- SHORT PROBLEM -
Faithfully return all lines, omitting every embedded picture.

##### GIVEN DATA

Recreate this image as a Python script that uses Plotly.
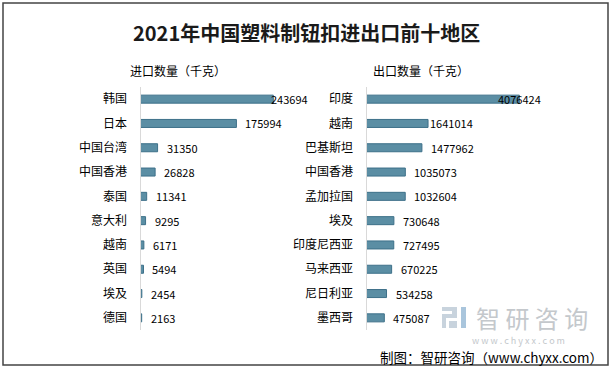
import plotly.graph_objects as go

title = "2021年中国塑料制钮扣进出口前十地区"
import_title = "进口数量（千克）"
export_title = "出口数量（千克）"

import_regions = ["韩国", "日本", "中国台湾", "中国香港", "泰国", "意大利", "越南", "英国", "埃及", "德国"]
import_values = [243694, 175994, 31350, 26828, 11341, 9295, 6171, 5494, 2454, 2163]

export_regions = ["印度", "越南", "巴基斯坦", "中国香港", "孟加拉国", "埃及", "印度尼西亚", "马来西亚", "尼日利亚", "墨西哥"]
export_values = [4076424, 1641014, 1477962, 1035073, 1032604, 730648, 727495, 670225, 534258, 475087]

# label pixel offsets (style only)
import_label_shift = {0: -11}
export_label_shift = {0: -30, 1: -7}

W, H = 613, 370
FONT = "Noto Sans CJK SC, Microsoft YaHei, sans-serif"
BAR = "#5b8ea4"
EDGE = "#3d7089"

fig = go.Figure()
fig.add_trace(go.Bar(y=import_regions, x=import_values, orientation="h",
                     marker=dict(color=BAR, line=dict(color=EDGE, width=1)),
                     xaxis="x", yaxis="y", width=0.33, hoverinfo="x+y"))
fig.add_trace(go.Bar(y=export_regions, x=export_values, orientation="h",
                     marker=dict(color=BAR, line=dict(color=EDGE, width=1)),
                     xaxis="x2", yaxis="y2", width=0.33, hoverinfo="x+y"))

ann = []
for i, (c, v) in enumerate(zip(import_regions, import_values)):
    ann.append(dict(x=v, y=c, xref="x", yref="y", text=str(v), showarrow=False,
                    xanchor="left", xshift=7 + import_label_shift.get(i, 0),
                    font=dict(size=11, color="#000", family=FONT)))
for i, (c, v) in enumerate(zip(export_regions, export_values)):
    ann.append(dict(x=v, y=c, xref="x2", yref="y2", text=str(v), showarrow=False,
                    xanchor="left", xshift=7 + export_label_shift.get(i, 0),
                    font=dict(size=11, color="#000", family=FONT)))

ann += [
    dict(x=306 / W, y=1 - 32 / H, xref="paper", yref="paper", text="<b>" + title + "</b>",
         showarrow=False, xanchor="center", yanchor="middle",
         font=dict(size=20, color="#1a1a1a", family=FONT)),
    dict(x=128 / W, y=1 - 70 / H, xref="paper", yref="paper", text=import_title,
         showarrow=False, xanchor="left", yanchor="middle",
         font=dict(size=12, color="#000", family=FONT)),
    dict(x=371 / W, y=1 - 70 / H, xref="paper", yref="paper", text=export_title,
         showarrow=False, xanchor="left", yanchor="middle",
         font=dict(size=12, color="#000", family=FONT)),
    dict(x=474 / W, y=1 - 317 / H, xref="paper", yref="paper", text="智 研 咨 询",
         showarrow=False, xanchor="left", yanchor="middle",
         font=dict(size=24, color="#c4c8cc", family=FONT)),
    dict(x=518 / W, y=1 - 340.5 / H, xref="paper", yref="paper", text="w w w . c h y x x . c o m",
         showarrow=False, xanchor="center", yanchor="middle",
         font=dict(size=9, color="#c4c8cc", family=FONT)),
    dict(x=605 / W, y=1 - 356.5 / H, xref="paper", yref="paper", text="制图：智研咨询（www.chyxx.com）",
         showarrow=False, xanchor="right", yanchor="middle",
         font=dict(size=13.5, color="#000", family=FONT)),
]

def prect(x0, x1, y0, y1, color):
    return dict(type="rect", xref="paper", yref="paper", x0=x0 / W, x1=x1 / W,
                y0=1 - y1 / H, y1=1 - y0 / H, line=dict(width=0), fillcolor=color, layer="below")

shapes = [
    dict(type="rect", xref="paper", yref="paper", x0=3 / W, x1=608 / W, y0=1 - 365 / H, y1=1 - 3 / H,
         line=dict(color="#444", width=1.5), fillcolor="rgba(0,0,0,0)", layer="below"),
    # watermark logo
    prect(442, 457, 307, 311, "#c8d3dd"),
    prect(452, 457, 307, 318, "#c8d3dd"),
    prect(442, 457, 314, 318, "#c8d3dd"),
    prect(442, 446, 314, 328, "#c8d3dd"),
    prect(449, 457, 321, 328, "#c8d3dd"),
    prect(461, 466, 307, 328, "#a9c5dc"),
]

ydom = [1 - 330 / H, 1 - 87 / H]
fig.update_layout(
    width=W, height=H, margin=dict(l=0, r=0, t=0, b=0),
    paper_bgcolor="white", plot_bgcolor="rgba(0,0,0,0)",
    showlegend=False, annotations=ann, shapes=shapes,
    font=dict(family=FONT, color="#000"),
    xaxis=dict(domain=[140.5 / W, 304 / W], range=[0, 300000], visible=False, fixedrange=True),
    xaxis2=dict(domain=[366.5 / W, 554 / W], range=[0, 5000000], visible=False, fixedrange=True),
    yaxis=dict(domain=ydom, anchor="x", autorange="reversed", showline=True, linecolor="#d9d9d9",
               linewidth=1, ticks="", showgrid=False, ticklabelstandoff=10, fixedrange=True,
               tickfont=dict(size=12, color="#000", family=FONT)),
    yaxis2=dict(domain=ydom, anchor="x2", autorange="reversed", showline=True, linecolor="#d9d9d9",
                linewidth=1, ticks="", showgrid=False, ticklabelstandoff=10, fixedrange=True,
                tickfont=dict(size=12, color="#000", family=FONT)),
)
fig.write_html("out.html", config={"displayModeBar": False})

# remove default page margin so the figure sits at the window's top-left corner
with open("out.html", encoding="utf-8") as f:
    html = f.read()
html = html.replace("<head>", "<head><style>html,body{margin:0;padding:0;overflow:hidden;}</style>", 1)
with open("out.html", "w", encoding="utf-8") as f:
    f.write(html)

##########

- WRITTEN ANSWER -
Recreate this image as a Python script that uses Plotly.
import plotly.graph_objects as go

title = "2021年中国塑料制钮扣进出口前十地区"
import_title = "进口数量（千克）"
export_title = "出口数量（千克）"

import_regions = ["韩国", "日本", "中国台湾", "中国香港", "泰国", "意大利", "越南", "英国", "埃及", "德国"]
import_values = [243694, 175994, 31350, 26828, 11341, 9295, 6171, 5494, 2454, 2163]

export_regions = ["印度", "越南", "巴基斯坦", "中国香港", "孟加拉国", "埃及", "印度尼西亚", "马来西亚", "尼日利亚", "墨西哥"]
export_values = [4076424, 1641014, 1477962, 1035073, 1032604, 730648, 727495, 670225, 534258, 475087]

# label pixel offsets (style only)
import_label_shift = {0: -11}
export_label_shift = {0: -30, 1: -7}

W, H = 613, 370
FONT = "Noto Sans CJK SC, Microsoft YaHei, sans-serif"
BAR = "#5b8ea4"
EDGE = "#3d7089"

fig = go.Figure()
fig.add_trace(go.Bar(y=import_regions, x=import_values, orientation="h",
                     marker=dict(color=BAR, line=dict(color=EDGE, width=1)),
                     xaxis="x", yaxis="y", width=0.33, hoverinfo="x+y"))
fig.add_trace(go.Bar(y=export_regions, x=export_values, orientation="h",
                     marker=dict(color=BAR, line=dict(color=EDGE, width=1)),
                     xaxis="x2", yaxis="y2", width=0.33, hoverinfo="x+y"))

ann = []
for i, (c, v) in enumerate(zip(import_regions, import_values)):
    ann.append(dict(x=v, y=c, xref="x", yref="y", text=str(v), showarrow=False,
                    xanchor="left", xshift=7 + import_label_shift.get(i, 0),
                    font=dict(size=11, color="#000", family=FONT)))
for i, (c, v) in enumerate(zip(export_regions, export_values)):
    ann.append(dict(x=v, y=c, xref="x2", yref="y2", text=str(v), showarrow=False,
                    xanchor="left", xshift=7 + export_label_shift.get(i, 0),
                    font=dict(size=11, color="#000", family=FONT)))

ann += [
    dict(x=306 / W, y=1 - 32 / H, xref="paper", yref="paper", text="<b>" + title + "</b>",
         showarrow=False, xanchor="center", yanchor="middle",
         font=dict(size=20, color="#1a1a1a", family=FONT)),
    dict(x=128 / W, y=1 - 70 / H, xref="paper", yref="paper", text=import_title,
         showarrow=False, xanchor="left", yanchor="middle",
         font=dict(size=12, color="#000", family=FONT)),
    dict(x=371 / W, y=1 - 70 / H, xref="paper", yref="paper", text=export_title,
         showarrow=False, xanchor="left", yanchor="middle",
         font=dict(size=12, color="#000", family=FONT)),
    dict(x=474 / W, y=1 - 317 / H, xref="paper", yref="paper", text="智 研 咨 询",
         showarrow=False, xanchor="left", yanchor="middle",
         font=dict(size=24, color="#c4c8cc", family=FONT)),
    dict(x=518 / W, y=1 - 340.5 / H, xref="paper", yref="paper", text="w w w . c h y x x . c o m",
         showarrow=False, xanchor="center", yanchor="middle",
         font=dict(size=9, color="#c4c8cc", family=FONT)),
    dict(x=605 / W, y=1 - 356.5 / H, xref="paper", yref="paper", text="制图：智研咨询（www.chyxx.com）",
         showarrow=False, xanchor="right", yanchor="middle",
         font=dict(size=13.5, color="#000", family=FONT)),
]

def prect(x0, x1, y0, y1, color):
    return dict(type="rect", xref="paper", yref="paper", x0=x0 / W, x1=x1 / W,
                y0=1 - y1 / H, y1=1 - y0 / H, line=dict(width=0), fillcolor=color, layer="below")

shapes = [
    dict(type="rect", xref="paper", yref="paper", x0=3 / W, x1=608 / W, y0=1 - 365 / H, y1=1 - 3 / H,
         line=dict(color="#444", width=1.5), fillcolor="rgba(0,0,0,0)", layer="below"),
    # watermark logo
    prect(442, 457, 307, 311, "#c8d3dd"),
    prect(452, 457, 307, 318, "#c8d3dd"),
    prect(442, 457, 314, 318, "#c8d3dd"),
    prect(442, 446, 314, 328, "#c8d3dd"),
    prect(449, 457, 321, 328, "#c8d3dd"),
    prect(461, 466, 307, 328, "#a9c5dc"),
]

ydom = [1 - 330 / H, 1 - 87 / H]
fig.update_layout(
    width=W, height=H, margin=dict(l=0, r=0, t=0, b=0),
    paper_bgcolor="white", plot_bgcolor="rgba(0,0,0,0)",
    showlegend=False, annotations=ann, shapes=shapes,
    font=dict(family=FONT, color="#000"),
    xaxis=dict(domain=[140.5 / W, 304 / W], range=[0, 300000], visible=False, fixedrange=True),
    xaxis2=dict(domain=[366.5 / W, 554 / W], range=[0, 5000000], visible=False, fixedrange=True),
    yaxis=dict(domain=ydom, anchor="x", autorange="reversed", showline=True, linecolor="#d9d9d9",
               linewidth=1, ticks="", showgrid=False, ticklabelstandoff=10, fixedrange=True,
               tickfont=dict(size=12, color="#000", family=FONT)),
    yaxis2=dict(domain=ydom, anchor="x2", autorange="reversed", showline=True, linecolor="#d9d9d9",
                linewidth=1, ticks="", showgrid=False, ticklabelstandoff=10, fixedrange=True,
                tickfont=dict(size=12, color="#000", family=FONT)),
)
fig.write_html("out.html", config={"displayModeBar": False})

# remove default page margin so the figure sits at the window's top-left corner
with open("out.html", encoding="utf-8") as f:
    html = f.read()
html = html.replace("<head>", "<head><style>html,body{margin:0;padding:0;overflow:hidden;}</style>", 1)
with open("out.html", "w", encoding="utf-8") as f:
    f.write(html)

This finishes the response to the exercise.